5.4 Concepts You Must Understand First
Before implementing, verify you can answer these questions:
- BIOS Interrupts: What is INT 16h and how do you use it to read keys?
- Reference: “The Art of Assembly Language” Chapter 10
- Keyboard Scan Codes: What’s the difference between ASCII codes and scan codes?
- Reference: OSDev Wiki - Keyboard
- C Without stdlib: How do you implement strlen(), strcmp(), memcpy()?
- Reference: “Effective C” Chapter 2
- Function Pointers: How do you store and call functions dynamically?
- Reference: “C Programming: A Modern Approach” Chapter 17
- Number Parsing: How do you convert “0x7C00” string to integer?
- Reference: “The C Programming Language” Section 2.7
- Memory Layout: Where is it safe to store variables in real mode?
- Reference: OSDev Wiki - Memory Map
5.5 Questions to Guide Your Design
Console Design:
- Will you use BIOS INT 10h/16h or direct VGA/keyboard access?

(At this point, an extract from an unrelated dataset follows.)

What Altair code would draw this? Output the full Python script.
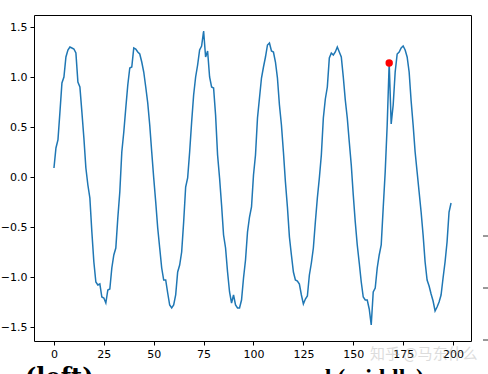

- How will you handle extended keys (arrows, function keys)?
- Will you support ANSI escape codes for cursor movement?
Line Editor Design:
- What’s the maximum line length?
- How many history entries will you store?
- Will you support command completion?
- How will you handle terminal resize?
Parser Design:
- Will you support quoted strings with spaces?
- Will you support escape sequences in strings?
- How will you handle variable substitution?
- What about command chaining (
;) or pipes (|)?
Command System Design:
- Static table or dynamic registration?
- How will you handle subcommands (e.g.,
disk readvsdisk info)? - Will commands return status codes?
- How will you implement help for each command?
Memory Safety:
- Will you validate addresses before access?
- What regions will you protect?
- How will you report access errors?
5.6 Thinking Exercise
Before writing any code, complete this exercise:
Exercise: Trace a Command Execution
Given the command md 0x7C00 32, trace through every step:
- Input Phase: How does each character get from keyboard to buffer?
- Parsing Phase: How is the string split into tokens?
- Number Conversion: How is “0x7C00” converted to 31744?
- Dispatch Phase: How is cmd_memdump() found and called?
- Execution Phase: How are the 32 bytes read and formatted?
- Output Phase: How does the hexdump appear on screen?
Write pseudocode for each phase. This will reveal gaps in your understanding.